I have spent a week downloading and examining the data. The website on which ISRO hosts the data is not very easy to use, so I have helped you out by downloading all the new images and posting them here along with metadata. (You may recall I did this a year ago, when ISRO issued the first year's worth of data.) Before you dive in to images, however, I encourage you to read on in order to learn a little more about what's in the data release.
I think I can safely say that the very best from the new data release is this full-globe view taken in northern Martian summer. It is the only non-truncated, full-globe view from the second year of the mission. Feast your eyes upon it. This camera produces such luscious color in a palette of ochre, sienna, and umber.
I'm disappointed that there aren't more global Mars views. There still aren't any shot from higher phases (half, crescent) -- these would be truly unique products, available from no other camera. Mars Express' VMC can and does take high-phase photos, but as much as I appreciate that camera, it doesn't produce magazine-cover-quality photos. How cool it would be if Mars Orbiter Mission produced some photos like these from Mars Express VMC, but with ten times the pixels and thicker, richer color!
Another target of opportunity during the mission's second year was the tiny, distant moon Deimos. (At least, I think this is Deimos, but there is a nonzero chance it is Phobos; it's hard for me to tell.) I have been hoping that Mars Orbiter Mission would do more Deimos imaging, because they are the only spacecraft that is able to see sides of Deimos other than the face that points at Mars. Unfortunately, although they took two sequences on January 18 and February 19, 2016, neither was from a range close enough to reveal any details. It may be that the orbits of spacecraft and moon just don't conspire to provide very good imaging opportunities; I'm not sure.
So if there are no more global views, what is in the data set? It's taken me a week of work to answer that question. But after sorting and massaging the metadata in different ways, I've finally wrapped my head around the data set and produced a set of browse pages that will hopefully make it easier for everybody else. Please keep in mind that this organizational scheme is mine and so probably doesn't reflect the thinking of the MOM team, and there may be errors in categorization. Each link below goes to a page full of images from both data releases, images from 2014 to 2016.
Full-globe views. When Mars Orbiter Mission is near apoapsis, farther than about 65,000 kilometers away from the planet, it is able to encompass the whole globe in one field of view, with no truncation, at a resolution of about 4 kilometers per pixel. There have now been eight such unique views. On the browse page, I sorted them by longitude.
Near-global views. There is a heartbreaking number of photos of Mars that are very nearly global, truncated at one or more edges. Here, for example, is a view centered on Elysium Mons, which means that the landing sites of Curiosity, InSight, and Viking 2 are also central. (For help locating Mars landing sites, use this map.) I also sorted these by longitude.

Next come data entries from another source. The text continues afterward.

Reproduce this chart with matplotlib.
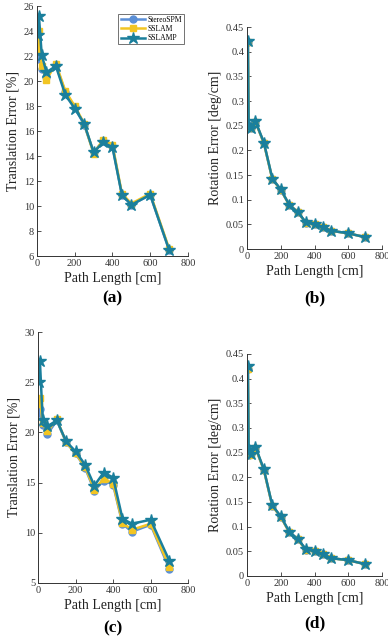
import numpy as np
import matplotlib
matplotlib.use('Agg')
import matplotlib.pyplot as plt

plt.rcParams['font.family'] = ['Liberation Serif', 'DejaVu Serif']
plt.rcParams['mathtext.fontset'] = 'stix'

# Path lengths [cm]
path_len = [5, 10, 25, 50, 100, 150, 200, 250, 300, 350, 400, 450, 500, 600, 700]

# (a) translation error [%]
trans_a_spm = [21.8, 22.0, 21.0, 20.3, 21.3, 19.1, 17.9, 16.5, 14.3, 15.2, 14.8, 10.9, 10.1, 10.9, 6.5]
trans_a_sslam = [22.4, 24.0, 21.2, 20.1, 21.4, 19.2, 18.0, 16.6, 14.2, 15.3, 14.9, 11.0, 10.2, 11.0, 6.6]
trans_a_sslamp = [23.7, 25.2, 22.1, 20.7, 21.2, 18.9, 17.8, 16.6, 14.3, 15.1, 14.7, 10.9, 10.1, 10.9, 6.5]

# (b) rotation error [deg/cm]
rot_b_spm = [0.42, 0.25, 0.245, 0.258, 0.215, 0.142, 0.12, 0.09, 0.075, 0.053, 0.05, 0.045, 0.037, 0.032, 0.024]
rot_b_sslam = [0.42, 0.248, 0.245, 0.258, 0.215, 0.142, 0.12, 0.09, 0.075, 0.053, 0.05, 0.045, 0.037, 0.032, 0.024]
rot_b_sslamp = [0.422, 0.25, 0.246, 0.259, 0.216, 0.143, 0.121, 0.09, 0.075, 0.054, 0.05, 0.045, 0.037, 0.032, 0.024]

# (c) translation error [%]
trans_c_spm = [21.9, 22.3, 20.7, 19.8, 21.2, 19.0, 17.9, 16.5, 14.2, 15.2, 14.8, 10.9, 10.1, 10.8, 6.4]
trans_c_sslam = [22.8, 23.4, 20.9, 20.1, 21.3, 19.0, 17.9, 16.6, 14.3, 15.4, 14.9, 11.0, 10.3, 10.9, 6.6]
trans_c_sslamp = [25.0, 27.1, 21.2, 20.6, 21.2, 19.1, 18.1, 16.8, 14.7, 16.0, 15.5, 11.4, 10.9, 11.3, 7.2]

# (d) rotation error [deg/cm]
rot_d_spm = [0.42, 0.245, 0.247, 0.26, 0.215, 0.142, 0.12, 0.089, 0.074, 0.053, 0.05, 0.044, 0.036, 0.032, 0.024]
rot_d_sslam = [0.42, 0.245, 0.247, 0.26, 0.215, 0.142, 0.12, 0.089, 0.074, 0.053, 0.05, 0.044, 0.036, 0.032, 0.024]
rot_d_sslamp = [0.425, 0.255, 0.248, 0.262, 0.216, 0.143, 0.121, 0.09, 0.075, 0.054, 0.05, 0.044, 0.036, 0.032, 0.024]

names = ['StereoSPM', 'SSLAM', 'SSLAMP']
colors = ['#5b8fd6', '#f2c523', '#1a7f9c']
markers = ['o', 's', '*']
msizes = [5, 5, 9]

fig = plt.figure(figsize=(3.88, 6.37), dpi=100)

def panel(rect, series, ylim, yticks, yfmt, ylabel, tag, tag_y, legend=False):
    ax = fig.add_axes(rect)
    for s, c, m, ms, n in zip(series, colors, markers, msizes, names):
        ax.plot(path_len, s, color=c, marker=m, ms=ms, lw=1.8, label=n,
                markeredgecolor=c)
    ax.set_xlim(0, 800)
    ax.set_ylim(*ylim)
    ax.set_xticks([0, 200, 400, 600, 800])
    ax.set_yticks(yticks)
    ax.set_yticklabels([yfmt(v) for v in yticks])
    for sp in ['top', 'right']:
        ax.spines[sp].set_visible(False)
    for sp in ['left', 'bottom']:
        ax.spines[sp].set_color('#333333')
        ax.spines[sp].set_linewidth(0.7)
    ax.tick_params(direction='in', length=3, width=0.6, labelsize=7.5, colors='#333333', pad=2)
    ax.set_xlabel('Path Length [cm]', fontsize=10, color='#222222', labelpad=3)
    ax.set_ylabel(ylabel, fontsize=10, color='#222222', labelpad=3)
    ax.text(0.5, tag_y, tag, transform=ax.transAxes, ha='center', va='center',
            fontsize=12.5, fontweight='bold')
    if legend:
        lg = ax.legend(loc='upper right', bbox_to_anchor=(1.0, 0.985), fontsize=5.5,
                       frameon=True, fancybox=False, handlelength=3.2,
                       borderpad=0.3, labelspacing=0.15, handletextpad=0.3)
        lg.get_frame().set_edgecolor('#333333')
        lg.get_frame().set_linewidth(0.6)
    return ax

tfmt = lambda v: '%d' % v
rfmt = lambda v: '0' if v == 0 else ('%g' % v)
rticks = [0, 0.05, 0.1, 0.15, 0.2, 0.25, 0.3, 0.35, 0.4, 0.45]

panel([0.0954, 0.598, 0.389, 0.3925], [trans_a_spm, trans_a_sslam, trans_a_sslamp],
      (6, 26), list(range(6, 27, 2)), tfmt, 'Translation Error [%]', '(a)', -0.168, legend=True)
panel([0.6366, 0.609, 0.348, 0.3485], [rot_b_spm, rot_b_sslam, rot_b_sslamp],
      (0, 0.45), rticks, rfmt, 'Rotation Error [deg/cm]', '(b)', -0.22)
panel([0.098, 0.0848, 0.387, 0.394], [trans_c_spm, trans_c_sslam, trans_c_sslamp],
      (5, 30), [5, 10, 15, 20, 25, 30], tfmt, 'Translation Error [%]', '(c)', -0.179)
panel([0.6366, 0.0958, 0.348, 0.3485], [rot_d_spm, rot_d_sslam, rot_d_sslamp],
      (0, 0.45), rticks, rfmt, 'Rotation Error [deg/cm]', '(d)', -0.212)

fig.savefig('out.png', dpi=100)
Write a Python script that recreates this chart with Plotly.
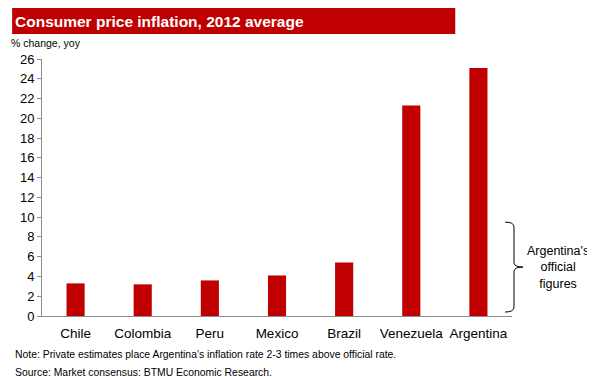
import plotly.graph_objects as go

countries = ["Chile", "Colombia", "Peru", "Mexico", "Brazil", "Venezuela", "Argentina"]
inflation = [3.3, 3.2, 3.6, 4.1, 5.4, 21.3, 25.1]
y_ticks = list(range(0, 27, 2))

title_text = "Consumer price inflation, 2012 average"
unit_text = "% change, yoy"
note_text = "Note: Private estimates place Argentina's inflation rate 2-3 times above official rate."
source_text = "Source: Market consensus: BTMU Economic Research."
bracket_text = "Argentina's<br>official<br>figures"
bracket_range = [0.4, 9.5]

RED = "#C00000"
FONT = "Arial, Liberation Sans, sans-serif"

# page body has an 8px margin; lay out in reference pixel coords minus that offset
OFF = 8
W, H = 595 - OFF, 377 - OFF
L, R, T, B = 40 - OFF, 595 - 512, 59 - OFF, 377 - 316
plot_w = W - L - R
plot_h = H - T - B

def px_x(px):
    return (px - OFF - L) / plot_w

def px_y(py):
    return (H - B - (py - OFF)) / plot_h

fig = go.Figure(go.Bar(x=countries, y=inflation, marker=dict(color=RED, line=dict(width=0)),
                       hoverinfo="x+y"))

lo, hi = bracket_range
mid = (lo + hi) / 2
x0, x1, x2 = px_x(505), px_x(514), px_x(523)
path = (f"M {x0},{hi} Q {x1},{hi} {x1},{hi-0.5} L {x1},{mid+0.45} "
        f"Q {x1},{mid} {x2},{mid} Q {x1},{mid} {x1},{mid-0.45} "
        f"L {x1},{lo+0.5} Q {x1},{lo} {x0},{lo}")

fig.update_layout(
    width=W, height=H,
    margin=dict(l=L, r=R, t=T, b=B),
    plot_bgcolor="white", paper_bgcolor="white",
    bargap=0.73,
    showlegend=False,
    font=dict(family=FONT, size=13, color="#000000"),
    xaxis=dict(showline=True, linecolor="#8c8c8c", linewidth=1, ticks="",
               tickfont=dict(size=13.5), showgrid=False, fixedrange=True,
               ticklabelstandoff=5),
    yaxis=dict(range=[0, 26], tickvals=y_ticks, showline=True, linecolor="#8c8c8c",
               linewidth=1, ticks="outside", ticklen=4, tickcolor="#8c8c8c",
               showgrid=False, zeroline=False, tickfont=dict(size=13), fixedrange=True),
    shapes=[
        dict(type="rect", xref="paper", yref="paper", x0=px_x(10), x1=px_x(455),
             y0=px_y(34), y1=px_y(8), fillcolor=RED, line=dict(width=0), layer="above"),
        dict(type="path", xref="paper", yref="y", path=path,
             line=dict(color="#000000", width=1)),
    ],
    annotations=[
        dict(text=f"<b>{title_text}</b>", xref="paper", yref="paper", x=px_x(11), y=px_y(21),
             xanchor="left", yanchor="middle", showarrow=False,
             font=dict(size=15.5, color="white", family=FONT)),
        dict(text=unit_text, xref="paper", yref="paper", x=px_x(7), y=px_y(43),
             xanchor="left", yanchor="middle", showarrow=False,
             font=dict(size=10.5, color="#000000")),
        dict(text=bracket_text, xref="paper", yref="y", x=px_x(558), y=mid,
             xanchor="center", yanchor="middle", showarrow=False, align="center",
             font=dict(size=12.5, color="#000000")),
        dict(text=note_text, xref="paper", yref="paper", x=px_x(11), y=px_y(354),
             xanchor="left", yanchor="middle", showarrow=False,
             font=dict(size=10.4, color="#000000")),
        dict(text=source_text, xref="paper", yref="paper", x=px_x(11), y=px_y(372),
             xanchor="left", yanchor="middle", showarrow=False,
             font=dict(size=10.4, color="#000000")),
    ],
)

fig.write_html("out.html")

Regional views. Between altitudes of about 10,000 and about 40,000 kilometers, the camera still observes very large swaths of the Martian surface, with resolutions around 1 or 2 kilometers per pixel. These images could be very interesting to combine with MOLA gridded topographic data, which has only slightly lower resolution, to make nice colorized regional maps. For instance, I'd love to see some people combine these regional views of giant Martian volcanoes with MOLA topography.
It would be really great to make a global color map at this resolution from Mars Orbiter Mission MCC data, because it would be better than the only similar product made from Viking color images, the Viking MDIM. Unfortunately, there isn't global MCC coverage at this resolution; continuous regional coverage only exists from about 0 to 60 degrees north. One could make do with lower-resolution data for the southern hemisphere though. Here's a map showing the regional-image coverage that has been released to date:
High-resolution mosaics. At altitudes lower than 10,000 kilometers, the Mars Orbiter Mission camera team seems to prefer shooting mosaics rather than repeated single footprints. I use "high-resolution" in a relative sense: these are still low-resolution by modern standards (20-600 meters per pixel). These are shot close to periapsis on Mars Orbiter Mission's equatorial orbit, so they cluster quite close to the equator. The high-resolution images split into two seasons: from orbits 21 to 103, they lay mostly on or just south of the equator. From orbit 132, they lay mostly north of the equator. I assume this has to do with the evolution of Mars Orbiter Mission's orbit over time. On the browse page, I split them into those two orbital phases (southern and northern) and then ordered them by longitude.
These high-resolution images don't seem to be deliberately targeted at features on the surface -- they seem to fall more or less where the orbiter's path took them. They could be useful to colorize crisper images from other data sets, like Viking or perhaps mosaics of Odyssey THEMIS daytime infrared images, to produce context maps. The latitude limitation is pretty severe, however, and the resolution pretty low. There is nothing at this resolution covering either of the potential locations for Mars 2020, and coverage over the Gale, Meridiani, and Gusev rover sites is on the lower-resolution end of the scale.
Still, despite all those limitations, the images are pretty in and of themselves. Here are a few examples of high-resolution mosaics. I've mosaicked them and stretched the color a bit to bring out the subtle variations. In reality the color is blander than this, but MCC captures the variety well.
I am greatly looking forward to seeing what amateurs do with these data. Go forth and have fun exploring the subtle Earth tones of Mars!